On December 17 we enter the final stage of joyfully penitential preparation for the Lord’s manifold Advents. St Bernard (d 1153) preached in an Advent sermon that, in His first coming, Christ came in the flesh and in weakness; in His second, He comes for our rest and consolation; in His third, He will come in glory and in majesty. The second coming is the means whereby we pass from the first to the third.
In the liturgy of Advent, John the Baptist reminds us to “make straight His paths”. When we come to the Lord in death, or He comes to us at world’s end, He, our Judge, will make straight every path whether or not during this life we have striven to straighten it beforehand.
Speaking of seven days before the Vigil of Christmas, December 17, this is when the Church of Rome begins to sing at Vespers the ancient “O” antiphons for the Magnificat, Mary the Virgin Mother of God’s mighty prayer paean when she visited her cousin Elizabeth and praised God for His favour and wondrous deeds. There are seven of these special antiphons. Their texts spring from the prophetic and wisdom books of the Old Testament.
These fervent prayers for the Lord to come swiftly are called the “O” antiphons because they all begin with the exclamation letter “O!” They address Jesus by evocative messianic titles. When we sing the antiphons daily in Latin, we unveil
a clever construct. His titles are: Sapientia (Wisdom), Adonai (Lord), Radix (Root), Clavis (Key), Oriens (Rising Sun), Rex (King) and Emmanuel (God With Us).
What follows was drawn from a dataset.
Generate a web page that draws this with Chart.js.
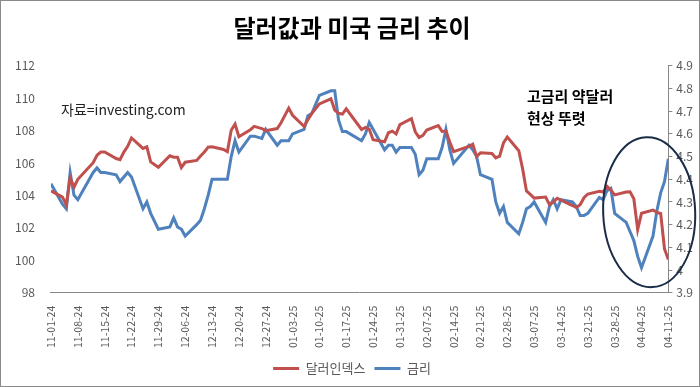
<!DOCTYPE html>
<html>
<head>
<meta charset="utf-8">
<script src="https://cdn.jsdelivr.net/npm/chart.js@4"></script>
<style>
  html, body { margin: 0; padding: 0; background: #fff; }
  #wrap { width: 700px; height: 387px; box-sizing: border-box; border: 1px solid #8a8a8a; position: relative; }
</style>
</head>
<body>
<div id="wrap"><canvas id="myChart"></canvas></div>
<script>
// trading days (holidays left out)
const dates = [
  "2024-11-01","2024-11-04","2024-11-05","2024-11-06","2024-11-07","2024-11-08","2024-11-12","2024-11-13","2024-11-14","2024-11-15",
  "2024-11-18","2024-11-19","2024-11-20","2024-11-21","2024-11-22","2024-11-25","2024-11-26","2024-11-27","2024-11-29",
  "2024-12-02","2024-12-03","2024-12-04","2024-12-05","2024-12-06","2024-12-09","2024-12-10","2024-12-11","2024-12-12","2024-12-13",
  "2024-12-16","2024-12-17","2024-12-18","2024-12-19","2024-12-20","2024-12-23","2024-12-24","2024-12-26","2024-12-27","2024-12-30","2024-12-31",
  "2025-01-02","2025-01-03","2025-01-06","2025-01-07","2025-01-08","2025-01-10","2025-01-13","2025-01-14","2025-01-15","2025-01-16","2025-01-17",
  "2025-01-21","2025-01-22","2025-01-23","2025-01-24","2025-01-27","2025-01-28","2025-01-29","2025-01-30","2025-01-31",
  "2025-02-03","2025-02-04","2025-02-05","2025-02-06","2025-02-07","2025-02-10","2025-02-11","2025-02-12","2025-02-13","2025-02-14",
  "2025-02-18","2025-02-19","2025-02-20","2025-02-21","2025-02-24","2025-02-25","2025-02-26","2025-02-27","2025-02-28",
  "2025-03-03","2025-03-04","2025-03-05","2025-03-06","2025-03-07","2025-03-10","2025-03-11","2025-03-12","2025-03-13","2025-03-14",
  "2025-03-17","2025-03-18","2025-03-19","2025-03-20","2025-03-21","2025-03-24","2025-03-25","2025-03-26","2025-03-27","2025-03-28","2025-03-31",
  "2025-04-01","2025-04-02","2025-04-03","2025-04-04","2025-04-07","2025-04-08","2025-04-09","2025-04-10","2025-04-11"
];
const dollarIndex = [
  104.28,103.90,103.43,105.09,104.51,105.00,106.02,106.48,106.69,106.69,
  106.28,106.21,106.68,107.03,107.55,106.90,107.00,106.07,105.74,
  106.45,106.36,106.36,105.72,106.05,106.16,106.43,106.68,106.98,107.00,
  106.84,106.70,108.02,108.40,107.62,108.06,108.26,108.13,108.00,108.13,108.49,
  109.39,108.95,108.26,108.67,109.05,109.65,109.96,109.27,109.07,109.02,109.35,
  108.07,108.20,108.08,107.44,107.31,107.87,107.97,107.80,108.37,
  108.74,107.93,107.58,107.71,108.04,108.31,107.95,107.97,107.30,106.71,
  107.03,107.16,106.40,106.63,106.59,106.32,106.43,107.24,107.61,
  106.76,105.64,104.28,104.07,103.84,103.90,103.44,103.59,103.83,103.72,
  103.38,103.26,103.43,103.86,104.09,104.26,104.21,104.56,104.33,104.04,104.21,
  104.23,103.80,101.90,102.90,103.10,102.96,102.89,100.70,100.05
];
const rates = [
  4.38,4.29,4.27,4.43,4.33,4.31,4.43,4.45,4.43,4.43,
  4.42,4.39,4.41,4.43,4.41,4.27,4.30,4.25,4.18,
  4.19,4.23,4.19,4.18,4.15,4.20,4.22,4.27,4.33,4.40,
  4.40,4.40,4.50,4.57,4.52,4.59,4.59,4.58,4.62,4.55,4.57,
  4.57,4.60,4.62,4.68,4.69,4.77,4.79,4.79,4.66,4.61,4.61,
  4.57,4.60,4.65,4.62,4.53,4.55,4.55,4.52,4.54,
  4.54,4.51,4.42,4.44,4.49,4.49,4.54,4.62,4.53,4.47,
  4.55,4.53,4.50,4.42,4.40,4.30,4.25,4.28,4.21,
  4.16,4.21,4.27,4.28,4.30,4.21,4.28,4.31,4.27,4.31,
  4.30,4.28,4.24,4.24,4.25,4.32,4.31,4.35,4.36,4.25,4.21,
  4.17,4.13,4.06,4.01,4.15,4.26,4.34,4.39,4.49
];
const weekLabels = [
  "11-01-24","11-08-24","11-15-24","11-22-24","11-29-24","12-06-24","12-13-24","12-20-24","12-27-24",
  "01-03-25","01-10-25","01-17-25","01-24-25","01-31-25","02-07-25","02-14-25","02-21-25","02-28-25",
  "03-07-25","03-14-25","03-21-25","03-28-25","04-04-25","04-11-25"
];
const seriesNames = ["달러인덱스", "금리"];

const start = Date.UTC(2024, 10, 1);
function dayOf(s) {
  const p = s.split("-");
  return Math.round((Date.UTC(+p[0], +p[1] - 1, +p[2]) - start) / 86400000);
}
const days = dates.map(dayOf);

const gray = "#595959";
const axisGray = "#888888";
Chart.defaults.font.family = "'Noto Sans CJK KR', 'Noto Sans', sans-serif";
Chart.defaults.color = gray;

// text notes + circle drawn on top of the lines
const notes = {
  id: "notes",
  afterDraw(chart) {
    const ctx = chart.ctx;
    const x = chart.scales.x, y1 = chart.scales.y1;
    ctx.save();
    ctx.fillStyle = "#222";
    ctx.textBaseline = "alphabetic";
    ctx.font = "14px 'Noto Sans CJK KR'";
    ctx.fillText("자료=investing.com", 60, 114);
    ctx.fillStyle = "#000";
    ctx.font = "bold 15px 'Noto Sans CJK KR'";
    ctx.fillText("고금리 약달러", 526, 101);
    ctx.fillText("현상 뚜렷", 526, 123);
    ctx.strokeStyle = "#1b2c48";
    ctx.lineWidth = 2;
    ctx.beginPath();
    ctx.ellipse(x.getPixelForValue(156), y1.getPixelForValue(4.255), 46, 75, -0.04, 0, Math.PI * 2);
    ctx.stroke();
    ctx.restore();
  }
};

new Chart("myChart", {
  type: "line",
  data: {
    datasets: [{
      label: seriesNames[0],
      data: days.map((d, i) => ({ x: d, y: dollarIndex[i] })),
      borderColor: "#C0504D",
      backgroundColor: "#C0504D",
      borderWidth: 3,
      pointRadius: 0,
      yAxisID: "y"
    }, {
      label: seriesNames[1],
      data: days.map((d, i) => ({ x: d, y: rates[i] })),
      borderColor: "#4F81BD",
      backgroundColor: "#4F81BD",
      borderWidth: 3,
      pointRadius: 0,
      yAxisID: "y1"
    }]
  },
  options: {
    responsive: true,
    maintainAspectRatio: false,
    animation: false,
    layout: { padding: { left: 6, right: 2, top: 0, bottom: 1 } },
    plugins: {
      title: {
        display: true,
        text: "달러값과 미국 금리 추이",
        color: "#000",
        font: { size: 24, weight: "bold" },
        padding: { top: 12, bottom: 24 }
      },
      legend: {
        position: "bottom",
        labels: {
          usePointStyle: true,
          pointStyle: "line",
          pointStyleWidth: 26,
          font: { size: 13 },
          color: gray,
          padding: 9
        }
      },
      tooltip: { enabled: false }
    },
    scales: {
      x: {
        type: "linear",
        min: 0,
        max: 161,
        grid: { display: false },
        border: { display: true, color: axisGray },
        ticks: {
          stepSize: 7,
          autoSkip: false,
          minRotation: 90,
          maxRotation: 90,
          font: { size: 10.5 },
          color: gray,
          padding: 5,
          callback: v => weekLabels[v / 7]
        }
      },
      y: {
        position: "left",
        min: 98,
        max: 112,
        grid: { display: false },
        border: { display: false },
        ticks: { stepSize: 2, font: { size: 12 }, color: gray, padding: 8 }
      },
      y1: {
        position: "right",
        min: 3.9,
        max: 4.9,
        grid: { display: true, drawOnChartArea: false, color: axisGray, tickLength: 4 },
        border: { display: true, color: axisGray },
        ticks: {
          stepSize: 0.1,
          font: { size: 12 },
          color: gray,
          padding: 4,
          callback: v => String(Number(v.toFixed(1)))
        }
      }
    }
  },
  plugins: [notes]
});
</script>
</body>
</html>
The first letters of each title, starting with the last and working backwards, spell out EROCRAS, that is, “ero cras… I will be (there) tomorrow”.
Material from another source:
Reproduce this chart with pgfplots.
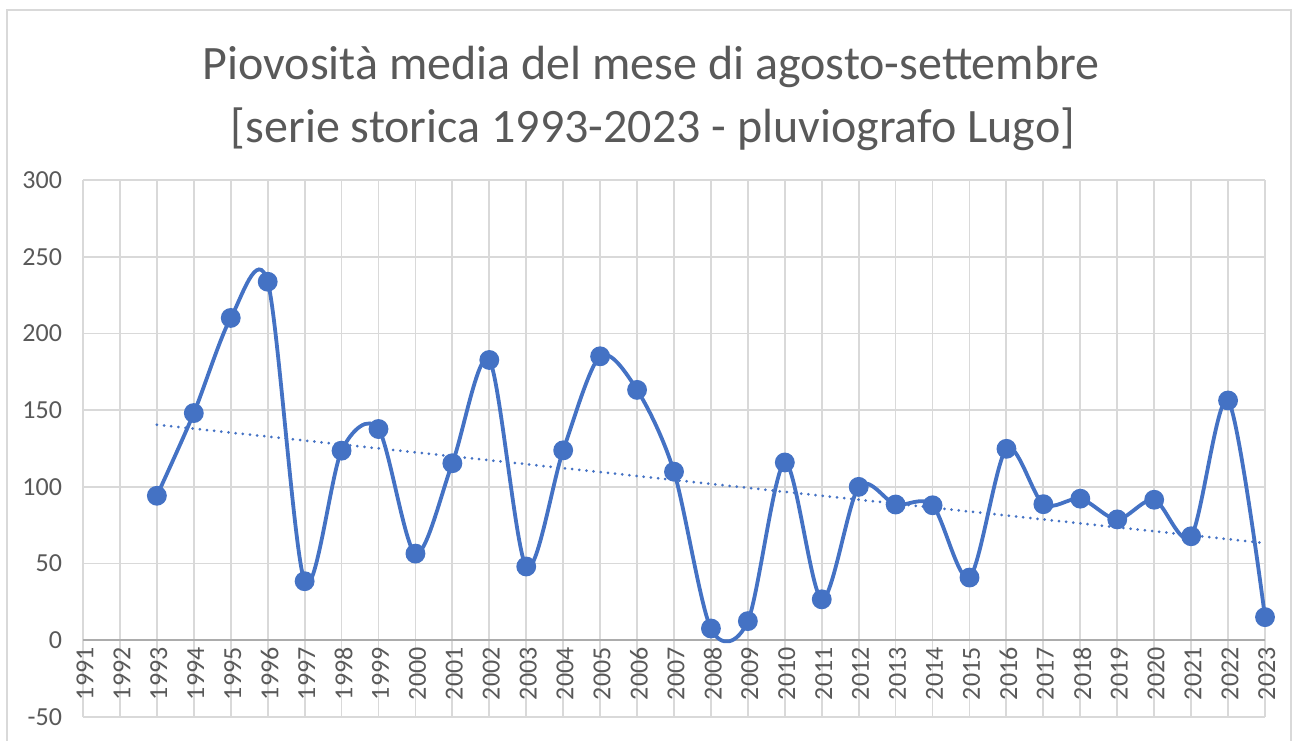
\documentclass[border=0pt]{standalone}
\usepackage{pgfplots}
\usepackage{pgfplotstable}
\pgfplotsset{compat=1.18}
\usepackage{fontspec}
\setmainfont{Carlito}
\definecolor{serie}{HTML}{4472C4}
\definecolor{txt}{HTML}{595959}
\definecolor{grd}{HTML}{D9D9D9}
\pgfplotstableread{
x y
1993 94.2
1994 148.1
1995 210.1
1996 233.7
1997 38.5
1998 123.6
1999 137.7
2000 56.5
2001 115.4
2002 182.7
2003 48.1
2004 123.8
2005 185.1
2006 163.2
2007 109.9
2008 7.7
2009 12.5
2010 115.9
2011 26.7
2012 100.0
2013 88.5
2014 88.0
2015 40.9
2016 124.8
2017 88.7
2018 92.3
2019 78.8
2020 91.6
2021 67.8
2022 156.3
2023 15.1
}\datatable
\begin{document}
\begin{tikzpicture}
\path[use as bounding box] (0,0) rectangle (646.5pt,370pt);
\draw[grd, line width=0.8pt] (3.5pt,-2pt) -- (3.5pt,365pt) -- (645.5pt,365pt) -- (645.5pt,-2pt);
\begin{axis}[
  at={(41.5pt,11.5pt)}, anchor=south west,
  scale only axis, width=591pt, height=268.5pt,
  xmin=1991, xmax=2023, ymin=-50, ymax=300,
  xtick={1991,...,2023}, ytick={-50,0,...,300},
  hide obscured x ticks=false,
  axis x line=middle, axis y line=left,
  x axis line style={-, draw=gray!65, line width=0.9pt},
  y axis line style={draw=none},
  major tick length=0pt,
  xmajorgrids, ymajorgrids,
  grid style={grd, line width=0.9pt},
  /pgf/number format/assume math mode=true,
  /pgf/number format/1000 sep={},
  tick label style={font=\fontsize{13}{15}\selectfont, text=txt},
  x tick label style={rotate=90, anchor=east, yshift=-1pt},
  y tick label style={anchor=east, xshift=-7pt},
  clip=false,
]
\addplot[serie, line width=1.9pt, smooth, tension=0.5, mark=*, mark size=4pt, mark options={fill=serie, draw=serie}] table[x=x, y=y] {\datatable};
\addplot[serie, line width=1.5pt, line cap=round, dash pattern=on 0pt off 3.6pt] table[x=x, y={create col/linear regression={y=y}}] {\datatable};
\end{axis}
\node[anchor=base, text=txt, font=\fontsize{24}{29}\selectfont] at (325.5pt,330pt) {Piovosità media del mese di agosto-settembre};
\node[anchor=base, text=txt, font=\fontsize{24}{29}\selectfont] at (326.5pt,298.5pt) {[serie storica 1993-2023 - pluviografo Lugo]};
\end{tikzpicture}
\end{document}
The familiar song O Come, O Come, Emmanuel is a reworking of the seven O antiphons. When you sing it, you join yourself to the vast throng of our forebears arcing back across centuries and spanning the whole of the earth who prayed as all Christians ever have, “Amen. Come, Lord Jesus!” (Rev 22:20).
Our Lord said: “If any one love me, he will keep my word, and my Father will love him, and we will come to him, and will make our abode with him” (John 14:23). Let us now, while we still have hopeful opportunity and singing breath, make straight all paths by which Christ Jesus comes.